Genes, speech, and language – Dan Dediu, Max Planck Institute for Psycholinguistics
This speaker strove to convince us of the interesting connections between genetics and language. The first example he gave was to do with hearing and deafness. He pointed out several specific genetic mutations which (sometimes surprisingly) lead to deafness. One such mutation has led to higher rates of deafness in some communities where it’s very common, and this in turn has led to the development of sign languages in those communities. As the speaker pointed out, this is a compelling language example of genetic-cultural co-evolution.
He went on to describe his work on identifying links between anatomical vocal variation and language variation. This was focussed on a study of languages which include certain types of “click” sounds, based on the hypothesis that such languages are more likely to develop in communities where people typically have a very small alveolar ridge. He has conducted experiments that seem to indicate that this does indeed make it easier to produce these sounds, and that it does seem to be a common feature of the mouths of people from some areas where click-languages arose. He gave the impression that this is the tip of the iceburg, and that there’s a lot more work to be done before any major conclusions can be drawn, but it seems like a promising line of study.
Constructing language phylogenies on different kinds of data – Stephan Eekman, University of Amsterdam
The speaker went through some phylogenies of North Germanic languages that he had generated using standard tools, by varying the type of input data. He used lexical data (which has been most widely used for inferring language phylogenies in the past), phonological data, and morphosyntactic data, as well as running his models on a dataset combining all of these types. He used the standard Swadesh word list, as well as a word list he had constructed himself of vocabulary relating to domestic animals (apparently inspired by a sheep he saw out the window while working on the project!).
He was surprised to find that the best performance by far seemed to be those models run on the domestic animals data. He discussed some aspects of this type of vocabulary which might have contributed to these promising results. Overall the talk raised things to think about when designing future studies more than delivering any major conclusions of its own.

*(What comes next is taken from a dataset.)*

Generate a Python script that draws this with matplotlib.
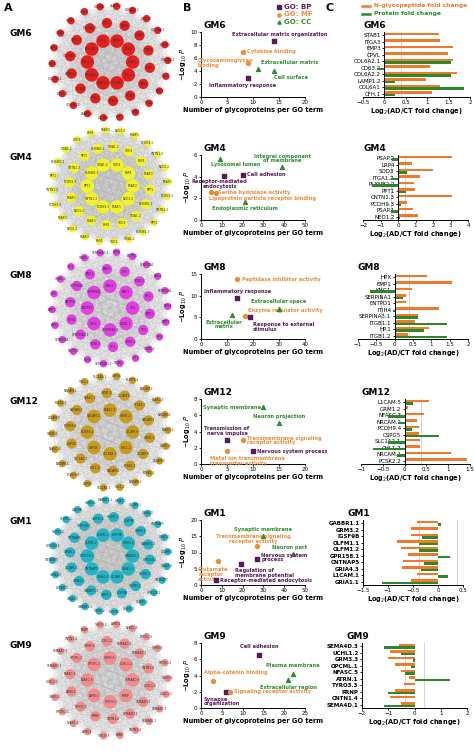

Applying three evolutionary models to linguistics – Andrew Meade, University of Reading
This wide-ranging talk covered three main topics. The first of these was heterogeneous rates of change on a phylogenetic tree, with examples of animal size change in biology and language change with migration in linguistics. The second topic was on phonemic phylogenetic influence, and applying the concept of concerted evolution to identify regular sound changes in language change. The third was applying population genetics methods to word use – exploring how it comes to be that there are many widely-used words for “sofa” but essentially just one for “axle”.
This talk was a strong demonstration of the potential for these methods from comparative biology in their applications to linguistics, and suggest that the speaker has generated quite a wide-reaching body of work with these approaches.